Wintertide Coffeehouse did not begin in 1989. Tony Lombardi did not start it. Tony did spearhead Wintertide’s transformation from a winter-only coffeehouse to a year-round venue with a home at Five Corners. That happened in January 1991. Somewhere in the M.V. Times “morgue” is a story that says so. It’s dated January 10, 1991. I know because I wrote it.

When I wrote that story, I had already been a Wintertide volunteer for about five years. I tried to establish Wintertide’s precise birthdate by interviewing several people who’d been involved considerably longer than I had. As far back as the early 1980s memories were pretty consistent. Before it moved to Five Corners, Wintertide took place for several years at the stone church (Christ United Methodist) in Vineyard Haven, two years at the youth hostel in West Tisbury, another year or two at the stone church, and at least one at the Wooden Tent on State Road.
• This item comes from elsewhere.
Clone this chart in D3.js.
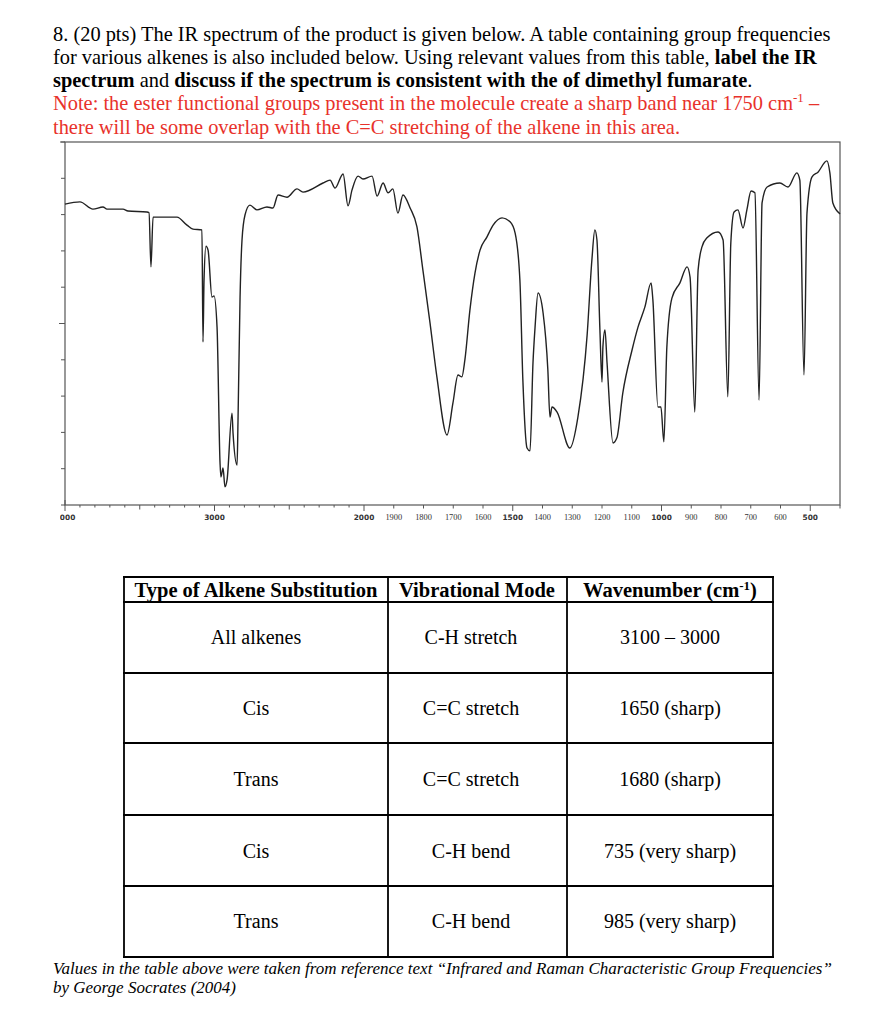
<!DOCTYPE html>
<html>
<head>
<meta charset="utf-8">
<script src="https://cdn.jsdelivr.net/npm/d3@7"></script>
<style>
  body { margin: 0; background: #fff; }
  text { font-family: "Liberation Serif", "Times New Roman", serif; }
</style>
</head>
<body>
<svg id="chart" width="872" height="1024"></svg>
<script>
// question text, one array of [text, bold] pieces per line
var questionLines = [
    [["8. (20 pts) The IR spectrum of the product is given below. A table containing group frequencies", false]],
    [["for various alkenes is also included below. Using relevant values from this table, ", false], ["label the IR", true]],
    [["spectrum", true], [" and ", false], ["discuss if the spectrum is consistent with the of dimethyl fumarate", true], [".", false]]
];
var noteLines = [
    "Note: the ester functional groups present in the molecule create a sharp band near 1750 cm",
    "there will be some overlap with the C=C stretching of the alkene in this area."
];

// spectrum: wavenumber (cm-1) and transmittance (%)
var wavenumber = [
    4000, 3900, 3813, 3746, 3719, 3612, 3579, 3452, 3438, 3425, 3411, 3365, 3251, 3184, 3144, 3084,
    3077, 3070, 3057, 3043, 3017, 3003, 2983, 2963, 2957, 2943, 2930, 2916, 2883, 2876, 2849, 2843,
    2829, 2816, 2796, 2763, 2716, 2649, 2609, 2575, 2515, 2448, 2408, 2274, 2227, 2194, 2140, 2107,
    2080, 2040, 2007, 1973, 1956, 1936, 1919, 1903, 1886, 1869, 1845, 1822, 1802, 1778, 1755, 1721,
    1701, 1684, 1671, 1661, 1644, 1627, 1610, 1587, 1566, 1536, 1509, 1492, 1476, 1466, 1452, 1442,
    1432, 1425, 1415, 1398, 1382, 1375, 1368, 1351, 1308, 1281, 1250, 1234, 1224, 1217, 1207, 1200,
    1197, 1190, 1183, 1163, 1150, 1130, 1099, 1079, 1056, 1035, 1029, 1012, 1002, 992, 982, 965,
    938, 914, 904, 888, 877, 864, 847, 810, 793, 777, 767, 756, 743, 726, 713, 699,
    686, 672, 662, 645, 602, 575, 545, 535, 521, 511, 494, 474, 444, 434, 424, 400
];
var transmittance = [
    82.9, 83.5, 81.5, 82.1, 81.5, 81.5, 81.0, 80.7, 80.5, 65.6, 79.3, 79.3, 79.3, 77.1, 76.0, 75.8,
    44.9, 62.0, 71.3, 70.2, 57.3, 57.6, 49.0, 11.6, 7.7, 10.2, 5.0, 6.9, 25.3, 19.8, 11.0, 22.6,
    57.3, 73.0, 79.9, 82.6, 81.3, 82.1, 81.8, 85.4, 84.8, 87.1, 86.2, 88.7, 89.5, 87.3, 91.2, 82.4,
    86.8, 90.6, 89.8, 90.6, 85.1, 88.7, 86.0, 87.1, 80.4, 85.4, 81.8, 76.6, 64.7, 50.1, 35.3, 19.3,
    28.1, 35.8, 35.3, 39.9, 53.7, 63.9, 70.2, 73.8, 77.1, 79.1, 78.0, 74.9, 62.0, 34.4, 15.7, 14.9,
    39.1, 49.0, 58.4, 52.9, 37.2, 24.2, 27.0, 25.6, 15.7, 24.2, 46.8, 67.5, 75.8, 73.0, 48.2, 33.9,
    43.5, 48.2, 39.1, 17.1, 18.5, 30.9, 42.7, 49.0, 54.5, 61.2, 56.5, 27.0, 27.0, 17.4, 43.5, 57.0,
    61.2, 65.6, 62.8, 25.6, 64.7, 71.1, 73.6, 75.2, 73.0, 29.8, 72.2, 80.7, 81.3, 76.3, 81.3, 86.5,
    86.0, 28.9, 83.2, 87.6, 88.7, 87.6, 91.5, 89.5, 35.8, 80.4, 90.4, 91.7, 94.8, 91.5, 83.2, 80.2
];

// x axis labels
var tickLabels = [4000, 3000, 2000, 1900, 1800, 1700, 1600, 1500, 1400, 1300, 1200, 1100, 1000, 900, 800, 700, 600, 500];
var boldLabels = [4000, 3000, 2000, 1500, 1000, 500];
var midTicks = [3500, 2500];

// group frequency table
var tableHeaders = ["Type of Alkene Substitution", "Vibrational Mode", "Wavenumber (cm"];
var substitution = ["All alkenes", "Cis", "Trans", "Cis", "Trans"];
var vibMode = ["C-H stretch", "C=C stretch", "C=C stretch", "C-H bend", "C-H bend"];
var wnRange = ["3100 \u2013 3000", "1650 (sharp)", "1680 (sharp)", "735 (very sharp)", "985 (very sharp)"];
var captionLines = [
    "Values in the table above were taken from reference text \u201cInfrared and Raman Characteristic Group Frequencies\u201d",
    "by George Socrates (2004)"
];

var svg = d3.select("#chart");
svg.append("rect").attr("width", 872).attr("height", 1024).attr("fill", "#fff");

/***************************
 * Question text
 ***************************/
var qFont = 20.4, lineGap = 23.3, textLeft = 53, firstBase = 40.5;
questionLines.forEach(function(parts, i) {
    var t = svg.append("text").attr("x", textLeft).attr("y", firstBase + i * lineGap)
        .attr("font-size", qFont).attr("fill", "#000");
    parts.forEach(function(p) {
        t.append("tspan").attr("font-weight", p[1] ? "bold" : "normal").text(p[0]);
    });
});
noteLines.forEach(function(line, i) {
    var t = svg.append("text").attr("x", textLeft).attr("y", firstBase + (i + 3) * lineGap)
        .attr("font-size", qFont).attr("fill", "#e8322b");
    t.append("tspan").text(line);
    if (i == 0) {
        t.append("tspan").attr("font-size", 13).attr("dy", -8).text("-1");
        t.append("tspan").attr("dy", 8).text(" \u2013");
    }
});

/***************************
 * Spectrum
 ***************************/
var x = d3.scaleLinear().domain([4000, 2000, 400]).range([65, 364, 840]);
var y = d3.scaleLinear().domain([0, 100]).range([505, 142]);
var frame = "#555";

var plot = svg.append("g");
plot.append("rect").attr("x", x(4000)).attr("y", y(100))
    .attr("width", x(400) - x(4000)).attr("height", y(0) - y(100))
    .attr("fill", "none").attr("stroke", frame).attr("stroke-width", 1.2);

// bottom ticks: every 100, longer at 500s / 1000s
var minor = d3.range(400, 4001, 100).filter(function(v) { return boldLabels.indexOf(v) < 0 && midTicks.indexOf(v) < 0; });
var ticks = plot.append("g").attr("stroke", frame).attr("stroke-width", 1);
ticks.selectAll(".minor").data(minor).enter().append("line")
    .attr("x1", x).attr("x2", x).attr("y1", y(0)).attr("y2", function(d) { return y(0) + (d > 2000 ? 2.5 : 3.5); });
ticks.selectAll(".mid").data(midTicks).enter().append("line")
    .attr("x1", x).attr("x2", x).attr("y1", y(0)).attr("y2", y(0) + 4.5);
ticks.selectAll(".major").data(boldLabels).enter().append("line")
    .attr("x1", x).attr("x2", x).attr("y1", function(d) { return d == 4000 ? y(0) - 5 : y(0); }).attr("y2", y(0) + 6);

// left ticks
var yTicks = d3.range(0, 101, 10);
ticks.selectAll(".ytick").data(yTicks).enter().append("line")
    .attr("x1", function(d) { return x(4000) - (d == 50 ? 6 : 4); }).attr("x2", x(4000))
    .attr("y1", y).attr("y2", y);
ticks.append("line").attr("x1", x(4000) - 5).attr("x2", x(4000)).attr("y1", y(100)).attr("y2", y(100));

// labels
svg.append("clipPath").attr("id", "lblclip").append("rect")
    .attr("x", 60).attr("y", 505).attr("width", 800).attr("height", 30);
var labels = svg.append("g").attr("clip-path", "url(#lblclip)");
labels.selectAll("text").data(tickLabels).enter().append("text")
    .attr("x", x).attr("y", 520).attr("text-anchor", "middle")
    .style("font-family", function(d) { return boldLabels.indexOf(d) >= 0 ? "'DejaVu Sans'" : "'Liberation Serif'"; })
    .attr("font-weight", function(d) { return boldLabels.indexOf(d) >= 0 ? "bold" : "normal"; })
    .attr("font-size", function(d) { return boldLabels.indexOf(d) >= 0 ? 7.4 : 8.4; })
    .attr("fill", "#333")
    .text(function(d) { return d; });

var line = d3.line().curve(d3.curveMonotoneX)
    .x(function(d) { return x(d[0]); }).y(function(d) { return y(d[1]); });
plot.append("path").datum(d3.zip(wavenumber, transmittance))
    .attr("d", line).attr("fill", "none").attr("stroke", "#222").attr("stroke-width", 1.4)
    .attr("stroke-linejoin", "round");

/***************************
 * Table
 ***************************/
var colX = [124, 388, 567, 773];
var rowY = [577, 602, 673, 743, 815, 886, 957];
var table = svg.append("g");
var tFont = 20, hFont = 20.5;

table.selectAll(".hline").data(rowY).enter().append("line")
    .attr("x1", colX[0] - 1).attr("x2", colX[3] + 1).attr("y1", function(d) { return d; }).attr("y2", function(d) { return d; })
    .attr("stroke", "#000").attr("stroke-width", 1.8);
table.selectAll(".vline").data(colX).enter().append("line")
    .attr("x1", function(d) { return d; }).attr("x2", function(d) { return d; })
    .attr("y1", rowY[0]).attr("y2", rowY[rowY.length - 1])
    .attr("stroke", "#000").attr("stroke-width", 1.8);

var colMid = [256, 477, 670];
tableHeaders.forEach(function(h, i) {
    var t = table.append("text").attr("x", colMid[i]).attr("y", 597).attr("text-anchor", "middle")
        .attr("font-size", hFont).attr("font-weight", "bold").text(h);
    if (i == 2) {
        t.append("tspan").attr("font-size", 13).attr("dy", -7).text("-1");
        t.append("tspan").attr("dy", 7).text(")");
    }
});
var textRowY = [644, 715, 786, 858, 928];
[substitution, vibMode, wnRange].forEach(function(col, c) {
    table.selectAll(".c" + c).data(col).enter().append("text")
        .attr("x", colMid[c] + (c == 1 ? -6 : 0)).attr("y", function(d, i) { return textRowY[i]; })
        .attr("text-anchor", "middle").attr("font-size", tFont)
        .text(function(d) { return d; });
});

captionLines.forEach(function(line, i) {
    svg.append("text").attr("x", textLeft).attr("y", 974 + i * 19)
        .attr("font-size", 17).attr("font-style", "italic").text(line);
});
</script>
</body>
</html>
Before that, recollections got vague or contradictory. There were other coffeehouses, ongoing jam sessions, and the West Tisbury “musicales.” Wintertide had grown from that fertile soil, but the group memory couldn’t settle on a definitive date or place for its beginning. My best guess was that January 1991 marked the start of Wintertide’s 12th season, and that’s what my story said.

In that 1991 story, Tony noted that Wintertide was “something we do for ourselves.” The Wintertide I remember was a place where Vineyarders of all ages, old-timers and recent arrivals, came together to entertain ourselves. In the process we learned how to manage the kitchen, run the soundboard, or even perform onstage, whatever needed to be done. In 1991, a permanent home of our own looked like a dream come true. For a few years it was. But that home imposed burdens, not the least of which was high rent, and gradually the focus changed — from fostering creativity and community to generating enough revenue to keep the doors open.

Can the spirit of Wintertide be recreated in a nightclub like Nectar’s or a big nonprofit like the YMCA? Perhaps, but only if it remains connected to its do-it-yourself roots in Vineyard living rooms, church basements, and whatever other spaces can be improvised on this Island of very expensive real estate.